O relacionamento durou 16 anos, período em que Chica teve 13 filhos. “Essa era praticamente a única forma de uma negra entrar na sociedade branca naquela época”, afirma Júnia Furtado. “Chica já era mãe de 14 filhos (ela já tivera um do seu antigo dono) e vivia com o contratador”, revela.
Depois da separação, Fernandes voltou para Portugal levando consigo seus quatro filhos homens, que receberam títulos de nobreza do Império Português.

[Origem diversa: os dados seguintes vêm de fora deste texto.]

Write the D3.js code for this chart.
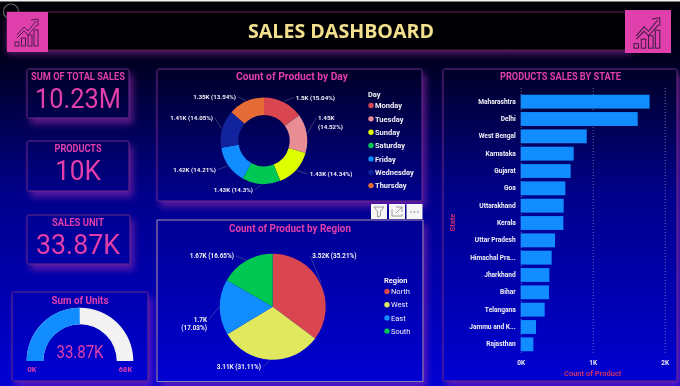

No Brasil, Chica recebeu propriedades deixadas pelo contratador que lhe garantiram a sobrevivência e a educação das filhas.
De acordo com Júnia, a ex-escrava tornou-se conhecida por sua crueldade e pelo grande apetite sexual graças ao livro Memórias do Distrito Diamantina, do século XIX, escrito por Joaquim Felício dos Santos.
“A publicação faz de Chica a única negra a figurar em um registro histórico e o autor encontra no sexo e na perversidade os pretextos para uma escrava merecer tal destaque”, diz.
Júnia chegou à desmistificação de Chica após estudar o seu comportamento em diversos documentos da época – registros de batismo, carta de alforria, títulos nobiliárquicos dados aos filhos e outros aspectos de sua vida no século XVIII. Além de Diamantina, a professora também pesquisou a vida da ex-escrava em Belo Horizonte, Rio de Janeiro, Macaúbas (perto de Santa Luzia), Mariana e em Portugal.